Wikimedia Discovery/Meetings/Analysis communication 2016-05-10

From mediawiki.org

Discovery Analysis - Communicating changes

2016-05-10

Dan, Tomasz, Mikhail, Jan, Yuri, Erik

We have had some issues where our data was incorrect or misleading. 

The goal of this meeting is to discuss these issues. 

What can we change or augment our workflows to minimize these issues?

Can understand Mikhail's frustration in discovering these issues.

Ideally, loop Mikhail in as soon as we can.

Yuri: We should have multiple ways to look at the data. If we could have a parallel source of data via grafana, as a completely different alternative, maybe possibly we could catch things like that

This is different. What triggered this meeting was the portal clickthrough rate which was being presented incorrectly for a long time.

The sessions had a 15-minute expiration time (so could go on indefinitely), but that wasn't documented anywhere.

Reviewing the schema docs didn't help, because they didn't include this detail. 

How did this decision come about? Design/front-end decided verbally, but it didn't get documented. (Oliver might have been there too.)

That's certainly a documentation issue. Where would be the right place to document that?

It's in the code, but that wouldn't help non-coders.

I see you put it in the schema, which I suppose is the right place, even though it's very detailed. 

I think we should have documentation refer to the code more. They should be less separate. 

Docs should point to git repos. Point to specific lines of code. This would be more up-to-date. 

Click on a link in the doc and it would show you the specific code. 

Allows you to check at any time whether the docs are up to date with the code. 

Docs should be more like a table of contents to point to the code (but with more details than the comments provide).

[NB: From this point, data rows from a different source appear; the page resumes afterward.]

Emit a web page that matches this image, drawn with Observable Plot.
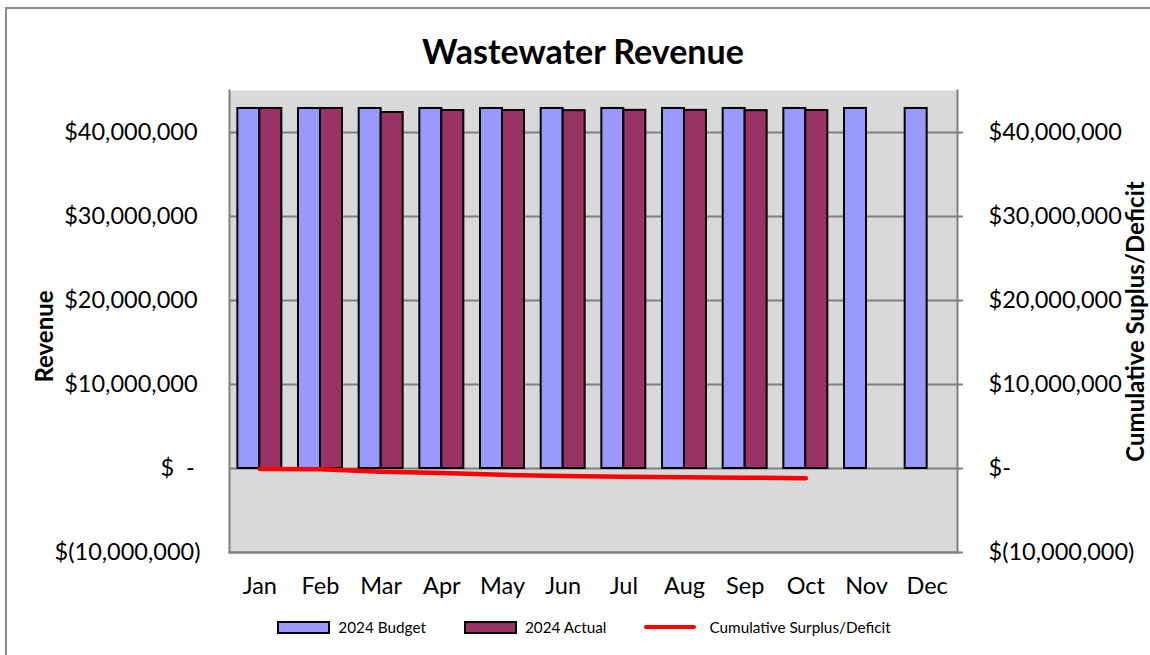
<!DOCTYPE html>
<html>
<head>
<meta charset="utf-8">
<script src="https://cdn.jsdelivr.net/npm/d3@7"></script>
<script src="https://cdn.jsdelivr.net/npm/@observablehq/plot@0.6"></script>
<style>
  html, body { margin: 0; padding: 0; background: #fff; }
  body { width: 1150px; height: 655px; overflow: hidden; position: relative; font-family: Lato, "Open Sans", sans-serif; }
  #frame { position: absolute; left: 5px; top: 7px; width: 1200px; height: 700px; border: 2px solid #8c8c8c; box-sizing: border-box; }
  #title { position: absolute; left: 0; top: 33px; width: 1166px; text-align: center; font-size: 34px; font-weight: bold; line-height: 36px; color: #000; }
  #chart { position: absolute; left: 0; top: 75px; }
  #legend { position: absolute; left: 0; top: 618px; width: 1168px; display: flex; justify-content: center; gap: 38px; font-size: 15.3px; color: #000; align-items: center; }
  .item { display: flex; align-items: center; gap: 8px; }
  .sw { width: 49px; height: 9px; border: 2px solid #000; }
  .ln { width: 52px; height: 4px; background: #ff0000; border-radius: 2px; margin-right: 5px; }
</style>
</head>
<body>
<div id="frame"></div>
<div id="title">Wastewater Revenue</div>
<div id="chart"></div>
<div id="legend"></div>
<script>
const months = ["Jan","Feb","Mar","Apr","May","Jun","Jul","Aug","Sep","Oct","Nov","Dec"];
const budget2024 = [42860000,42860000,42860000,42860000,42860000,42860000,42860000,42860000,42860000,42860000,42860000,42860000];
const actual2024 = [42860000,42860000,42380000,42620000,42620000,42600000,42640000,42640000,42600000,42620000];
const cumulative = [-50000,-100000,-400000,-550000,-750000,-900000,-980000,-1050000,-1100000,-1150000];
const yTicks = [-10000000,0,10000000,20000000,30000000,40000000];
const seriesNames = ["2024 Budget","2024 Actual","Cumulative Surplus/Deficit"];
const colors = {budget: "#9999ff", actual: "#993366", line: "#ff0000"};

const budgetData = months.map((m, i) => ({month: m, value: budget2024[i]}));
const actualData = actual2024.map((v, i) => ({month: months[i], value: v}));
const cumData = cumulative.map((v, i) => ({month: months[i], value: v}));

function fmt(d) {
  if (d === 0) return "$\u2002-\u2009\u2009";
  if (d < 0) return "$(" + d3.format(",")(-d) + ")";
  return "$" + d3.format(",")(d) + "\u2009";
}
function fmtR(d) {
  if (d === 0) return "$-";
  if (d < 0) return "$(" + d3.format(",")(-d) + ")";
  return "$" + d3.format(",")(d);
}

const bw = 22;
const chart = Plot.plot({
  width: 1150,
  height: 527,
  marginLeft: 229,
  marginRight: 193,
  marginTop: 15,
  marginBottom: 50,
  style: {fontFamily: "Lato, 'Open Sans', sans-serif", color: "#000", background: "transparent"},
  x: {domain: months, paddingInner: 0.275, paddingOuter: 0.1375, round: false, label: null},
  y: {domain: [-10000000, 45000000], label: null},
  marks: [
    Plot.frame({fill: "#d9d9d9", stroke: null}),
    Plot.gridY(yTicks, {stroke: "#808080", strokeOpacity: 1, strokeWidth: 2}),
    Plot.frame({anchor: "left", stroke: "#808080", strokeWidth: 2}),
    Plot.frame({anchor: "right", stroke: "#808080", strokeWidth: 2}),
    Plot.frame({anchor: "bottom", stroke: "#808080", strokeWidth: 2}),
    Plot.barY(budgetData, {x: "month", y: "value", fill: colors.budget, stroke: "#000", strokeWidth: 2, insetRight: bw}),
    Plot.barY(actualData, {x: "month", y: "value", fill: colors.actual, stroke: "#000", strokeWidth: 2, insetLeft: bw}),
    Plot.lineY(cumData, {x: "month", y: "value", stroke: colors.line, strokeWidth: 4.5, strokeLinecap: "round"}),
    Plot.axisY(yTicks, {anchor: "left", tickSize: 0, tickPadding: 29, tickFormat: fmt, fontSize: 23.5, label: null}),
    Plot.axisY(yTicks, {anchor: "right", tickSize: 5, tickPadding: 26, tickFormat: fmtR, fontSize: 23.5, textAnchor: "start", label: null, stroke: "#808080", strokeWidth: 2}),
    Plot.axisX({anchor: "bottom", tickSize: 0, tickPadding: 25, fontSize: 23.5, label: null}),
    Plot.text(["Revenue"], {frameAnchor: "left", dx: -184, dy: 15, rotate: -90, textAnchor: "middle", fontSize: 24, fontWeight: "bold"}),
    Plot.text(["Cumulative Suplus/Deficit"], {frameAnchor: "right", dx: 179, rotate: -90, textAnchor: "middle", fontSize: 24, fontWeight: "bold"})
  ]
});
document.getElementById("chart").appendChild(chart);

const legend = document.getElementById("legend");
legend.innerHTML =
  `<div class="item"><div class="sw" style="background:${colors.budget}"></div><span>${seriesNames[0]}</span></div>` +
  `<div class="item"><div class="sw" style="background:${colors.actual}"></div><span>${seriesNames[1]}</span></div>` +
  `<div class="item"><div class="ln"></div><span>${seriesNames[2]}</span></div>`;
</script>
</body>
</html>
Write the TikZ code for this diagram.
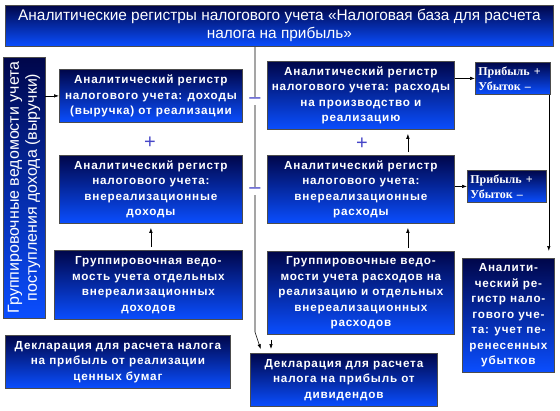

Analytics is hard. We have had similar issues in search. 

The problem is often that the search engineers don't know the answer until Mikhail asks and the devs go look at the code. 

Search is different because the portal was a conscious decision that wasn't documented. 

It was great to see the demo thingy that Erik created where we could view the events. It was really cool. 

That is still unmerged in gerrit. 

Should analysis team be asked to +1 code changes that affect analytics?

Should developers review and +1 analysis code to make sure it aligns well with the actual code.

We don't want to go overboard with additional processes, but we want to improve this.

With new data analyst on the way, how can we get them onboarded and successful?

That will be hard. Having the data sets (mysql + hadoop) as documented as possible definitely helps. 

Would it be possible to have checkpoints where simple processes could help avoid problems? Not whole new workflows, ideally. 

I like the idea of having Mikhail review the code. 

With the portal, I run regression tests to make sure we still output the same numbers after changes have been made. 

I'm not sure where a new analysis person would look to know what the data would look like. 

We should probably set up a wiki page with all the details that would be relevant to analytics. 

That's a good idea. I wouldn't want to possibly insult them by saying "we didn't think you could understand the data itself, so we set up this extra doc"

But I think we could work with that. 

It's about the little things we overlook. 

Yes, we had a doc issue. That's a concern. In accounting, you balance debits and credits, to guarantee detecting errors--self checking. 

In analytics, there are so many ways to screw up. It's not that we're bad at it. It's hard. 

Is it possible for us to have 2 different ways to arrive at the same results. That should catch doc bugs, implementation bugs. 

Are you talking about 2 analysts performing the same work in parallel?

No. That would be awesome but impractical. Just looking at data from different sources, like grafana. 

I can view hits from varnish, and on the dashboard I can see the analytics numbers. 

The are roughly the same, so I can be comfortable that there are no glaring errors. Not exactly, but rough. 

Are all the wrinkles (e.g. 15-minute window, javascript) exposed through both paths? (Or most of them?)

In some cases, the queries would be the same, so it wouldn't really be a separate channel. 

As an example, zero results rate could be determined via both back end and front end. 

In theory, they would be identical. In practice, they should be nearly identical. 

That would require extra work, but so would documentation. 

And it's probably not possible for everything, but possible for most things. 

Yes, possible for most things. 

ZRR is coming from request logs. Page stats also have that, but only for desktop. 

But one of the channels is more likely to have bot traffic. 

I like that idea. It's something we should look into. We need to make sure all 3 mobile platforms are represented.

Mobile schemas should already include that information.

Main takeaways:

  • Improve documentation
  • Where possible, record 2 sources of data to verify each other
  • Increase awareness of communication issues
  • Look into moving Erik's demo thingy into productionA lack of awareness was the root, so even if we have multiple data sources, we might not talk more, so might still have issues. 

Tools are unlikely to solve all the problems.